= Given task =
The listing below holds pictures; exclude them. Return exactly the lines from the one with "Write the matplotlib code for this chart." through the one with "import pandas as pd".

── Raw data ──

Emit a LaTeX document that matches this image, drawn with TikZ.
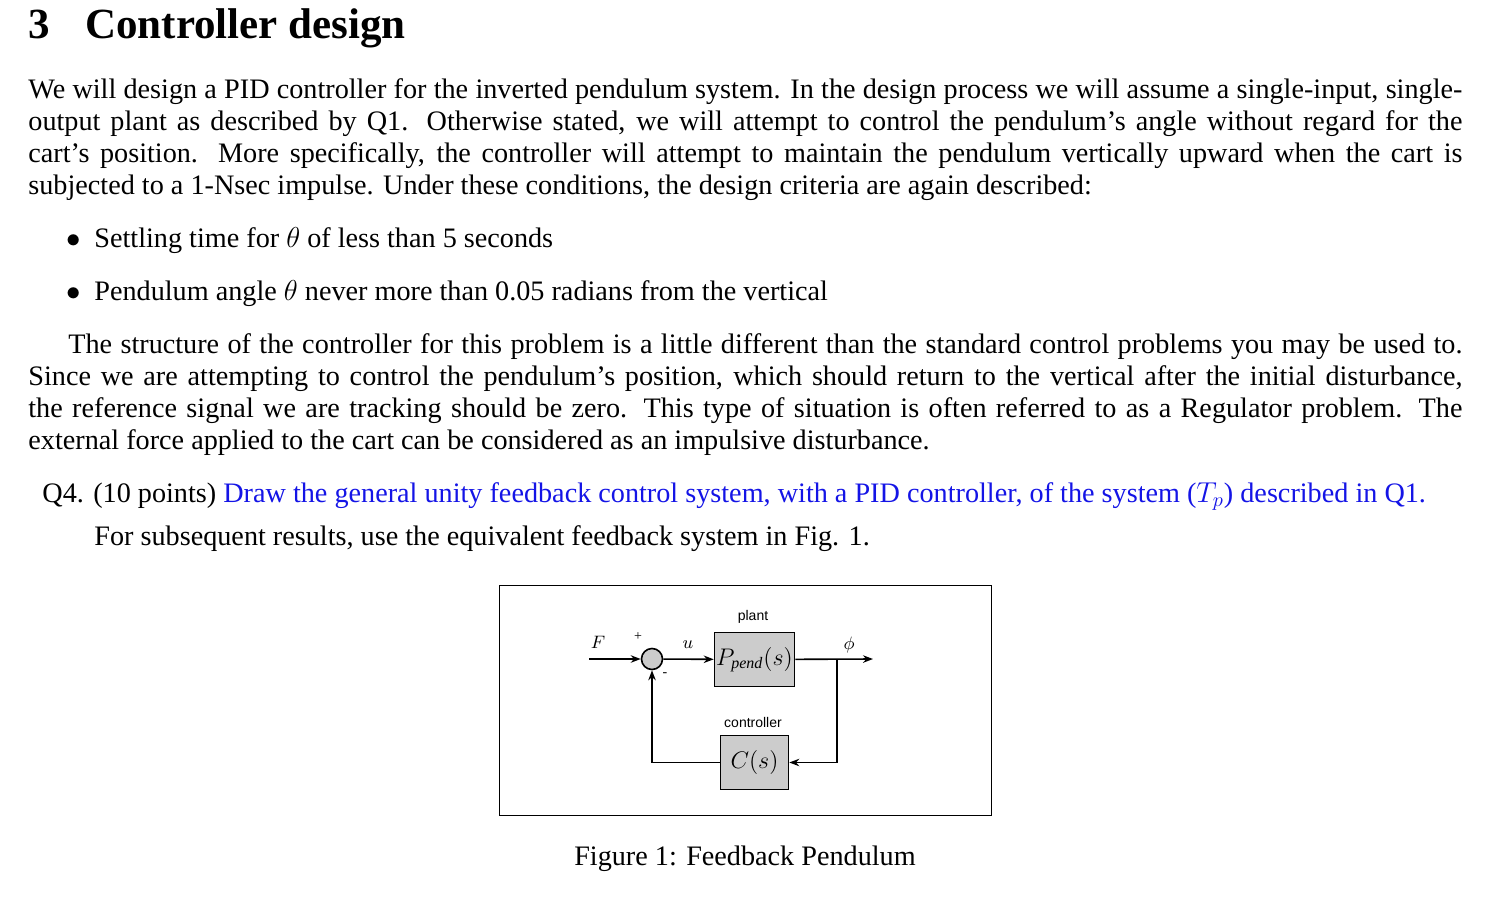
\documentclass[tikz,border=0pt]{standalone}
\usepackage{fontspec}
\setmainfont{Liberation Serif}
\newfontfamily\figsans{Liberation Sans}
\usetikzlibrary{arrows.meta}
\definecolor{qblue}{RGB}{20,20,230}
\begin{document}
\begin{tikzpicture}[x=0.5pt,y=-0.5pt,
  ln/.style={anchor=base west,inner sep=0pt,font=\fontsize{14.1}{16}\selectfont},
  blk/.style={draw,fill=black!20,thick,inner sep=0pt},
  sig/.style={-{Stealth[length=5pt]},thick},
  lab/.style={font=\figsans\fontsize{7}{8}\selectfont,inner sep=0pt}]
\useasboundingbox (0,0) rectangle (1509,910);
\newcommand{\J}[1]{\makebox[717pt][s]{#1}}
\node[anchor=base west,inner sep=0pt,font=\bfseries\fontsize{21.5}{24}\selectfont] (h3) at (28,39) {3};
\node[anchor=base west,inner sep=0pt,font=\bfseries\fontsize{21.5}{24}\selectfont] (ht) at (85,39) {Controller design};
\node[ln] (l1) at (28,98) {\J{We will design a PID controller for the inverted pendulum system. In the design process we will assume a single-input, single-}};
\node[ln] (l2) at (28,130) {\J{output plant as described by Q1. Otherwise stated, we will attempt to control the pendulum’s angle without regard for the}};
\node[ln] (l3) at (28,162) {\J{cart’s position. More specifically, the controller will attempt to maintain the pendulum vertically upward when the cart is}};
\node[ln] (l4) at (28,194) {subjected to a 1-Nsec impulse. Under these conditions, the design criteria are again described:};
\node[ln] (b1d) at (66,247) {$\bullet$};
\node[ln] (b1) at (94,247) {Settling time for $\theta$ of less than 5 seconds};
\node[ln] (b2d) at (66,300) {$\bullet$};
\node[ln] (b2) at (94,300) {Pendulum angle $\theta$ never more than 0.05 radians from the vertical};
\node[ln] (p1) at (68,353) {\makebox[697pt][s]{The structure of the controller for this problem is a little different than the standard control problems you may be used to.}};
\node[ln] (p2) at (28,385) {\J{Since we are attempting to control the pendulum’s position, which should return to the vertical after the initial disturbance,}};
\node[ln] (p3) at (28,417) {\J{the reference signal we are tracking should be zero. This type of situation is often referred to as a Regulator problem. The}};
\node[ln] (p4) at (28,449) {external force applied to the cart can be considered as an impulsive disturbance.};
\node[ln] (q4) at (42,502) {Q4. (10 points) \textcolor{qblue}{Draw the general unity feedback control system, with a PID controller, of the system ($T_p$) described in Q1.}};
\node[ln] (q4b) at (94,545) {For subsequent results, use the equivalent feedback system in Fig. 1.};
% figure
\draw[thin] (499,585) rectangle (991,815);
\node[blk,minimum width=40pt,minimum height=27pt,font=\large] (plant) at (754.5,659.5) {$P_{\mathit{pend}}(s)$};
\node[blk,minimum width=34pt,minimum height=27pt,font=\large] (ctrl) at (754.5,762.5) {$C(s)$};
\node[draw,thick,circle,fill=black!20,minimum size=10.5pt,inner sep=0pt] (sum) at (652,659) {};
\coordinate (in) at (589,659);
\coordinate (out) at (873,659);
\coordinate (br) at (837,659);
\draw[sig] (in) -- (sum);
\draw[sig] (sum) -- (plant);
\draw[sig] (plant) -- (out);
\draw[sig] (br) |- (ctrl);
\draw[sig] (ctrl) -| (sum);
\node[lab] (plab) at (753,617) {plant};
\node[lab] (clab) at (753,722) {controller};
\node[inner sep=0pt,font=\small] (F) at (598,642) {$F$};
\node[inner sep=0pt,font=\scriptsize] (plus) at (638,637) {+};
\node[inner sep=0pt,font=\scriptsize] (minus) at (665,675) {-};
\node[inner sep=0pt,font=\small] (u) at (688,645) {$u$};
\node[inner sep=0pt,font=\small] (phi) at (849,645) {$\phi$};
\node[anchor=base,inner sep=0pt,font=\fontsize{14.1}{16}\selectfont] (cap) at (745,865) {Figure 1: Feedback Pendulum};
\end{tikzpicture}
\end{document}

───
── Raw data ──

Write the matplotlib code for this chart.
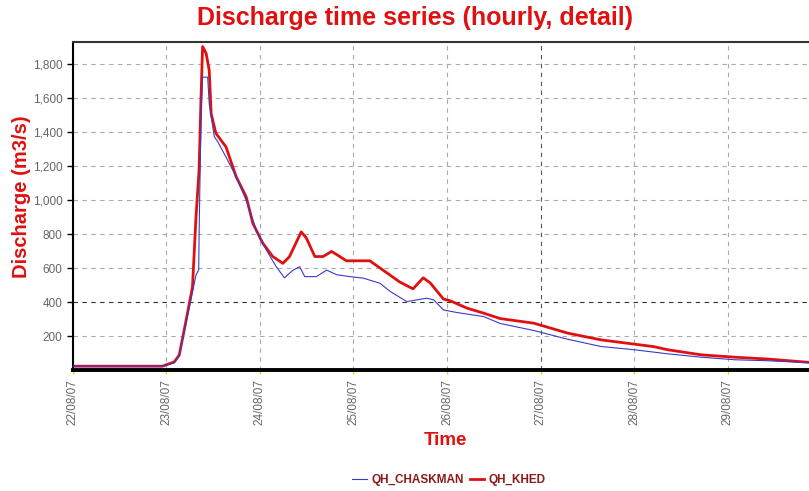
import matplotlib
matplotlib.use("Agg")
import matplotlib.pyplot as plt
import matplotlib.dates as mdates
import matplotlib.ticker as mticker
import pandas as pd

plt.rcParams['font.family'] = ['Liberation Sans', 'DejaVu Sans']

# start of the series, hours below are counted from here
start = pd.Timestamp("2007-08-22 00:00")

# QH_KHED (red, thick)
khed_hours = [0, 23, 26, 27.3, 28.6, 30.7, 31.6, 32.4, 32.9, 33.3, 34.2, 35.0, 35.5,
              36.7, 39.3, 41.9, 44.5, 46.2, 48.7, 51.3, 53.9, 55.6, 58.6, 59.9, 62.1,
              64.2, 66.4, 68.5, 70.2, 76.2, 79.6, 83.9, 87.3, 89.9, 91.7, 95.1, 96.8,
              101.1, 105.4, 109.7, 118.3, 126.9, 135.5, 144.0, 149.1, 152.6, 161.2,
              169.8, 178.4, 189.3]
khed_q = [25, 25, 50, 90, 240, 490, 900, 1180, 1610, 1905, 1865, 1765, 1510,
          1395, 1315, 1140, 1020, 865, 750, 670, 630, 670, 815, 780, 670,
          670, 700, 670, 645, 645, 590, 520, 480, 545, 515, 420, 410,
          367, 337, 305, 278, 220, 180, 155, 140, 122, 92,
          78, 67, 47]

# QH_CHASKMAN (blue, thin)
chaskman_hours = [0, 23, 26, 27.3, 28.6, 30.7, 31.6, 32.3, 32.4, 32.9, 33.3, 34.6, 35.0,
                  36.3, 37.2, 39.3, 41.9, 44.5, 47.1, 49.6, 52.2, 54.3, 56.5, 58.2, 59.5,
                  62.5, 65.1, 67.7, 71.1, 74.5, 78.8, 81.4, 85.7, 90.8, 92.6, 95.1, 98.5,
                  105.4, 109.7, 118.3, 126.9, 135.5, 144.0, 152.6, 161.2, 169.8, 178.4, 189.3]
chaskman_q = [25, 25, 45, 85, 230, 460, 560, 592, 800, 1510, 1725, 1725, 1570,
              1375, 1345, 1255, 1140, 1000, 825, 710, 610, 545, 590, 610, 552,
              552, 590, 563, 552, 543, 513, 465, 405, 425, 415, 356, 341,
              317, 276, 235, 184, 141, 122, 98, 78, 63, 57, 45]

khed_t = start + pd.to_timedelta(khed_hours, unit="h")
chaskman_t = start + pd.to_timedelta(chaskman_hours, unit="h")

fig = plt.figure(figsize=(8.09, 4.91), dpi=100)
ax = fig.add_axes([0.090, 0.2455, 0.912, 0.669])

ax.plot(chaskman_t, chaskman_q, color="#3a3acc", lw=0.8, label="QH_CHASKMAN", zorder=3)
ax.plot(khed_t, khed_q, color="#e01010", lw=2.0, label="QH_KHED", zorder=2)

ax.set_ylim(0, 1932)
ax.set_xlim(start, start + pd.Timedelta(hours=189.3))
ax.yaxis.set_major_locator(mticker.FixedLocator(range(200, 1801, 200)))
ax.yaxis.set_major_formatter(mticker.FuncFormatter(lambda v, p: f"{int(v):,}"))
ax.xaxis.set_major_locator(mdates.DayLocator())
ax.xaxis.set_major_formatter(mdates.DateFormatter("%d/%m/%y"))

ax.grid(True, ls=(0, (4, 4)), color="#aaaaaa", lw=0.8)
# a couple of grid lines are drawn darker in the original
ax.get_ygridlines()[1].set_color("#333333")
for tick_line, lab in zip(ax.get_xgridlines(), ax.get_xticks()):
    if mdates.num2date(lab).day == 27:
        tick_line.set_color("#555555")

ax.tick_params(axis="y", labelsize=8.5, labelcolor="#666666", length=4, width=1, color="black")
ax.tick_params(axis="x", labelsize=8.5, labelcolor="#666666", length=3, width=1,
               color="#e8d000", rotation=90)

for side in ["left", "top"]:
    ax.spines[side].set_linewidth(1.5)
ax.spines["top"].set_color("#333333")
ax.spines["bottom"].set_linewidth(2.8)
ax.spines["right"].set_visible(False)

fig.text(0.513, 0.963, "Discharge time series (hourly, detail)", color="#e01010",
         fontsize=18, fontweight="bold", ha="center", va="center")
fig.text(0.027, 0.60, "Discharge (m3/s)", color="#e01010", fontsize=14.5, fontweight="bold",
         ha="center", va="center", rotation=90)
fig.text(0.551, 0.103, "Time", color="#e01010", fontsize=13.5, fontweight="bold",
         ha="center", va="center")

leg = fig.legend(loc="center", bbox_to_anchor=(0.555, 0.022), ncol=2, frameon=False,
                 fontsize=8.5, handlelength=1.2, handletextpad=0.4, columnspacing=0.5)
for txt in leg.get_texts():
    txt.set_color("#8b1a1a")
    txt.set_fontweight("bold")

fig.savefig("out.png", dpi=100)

───

= Solution below =
Write the matplotlib code for this chart.
import matplotlib
matplotlib.use("Agg")
import matplotlib.pyplot as plt
import matplotlib.dates as mdates
import matplotlib.ticker as mticker
import pandas as pd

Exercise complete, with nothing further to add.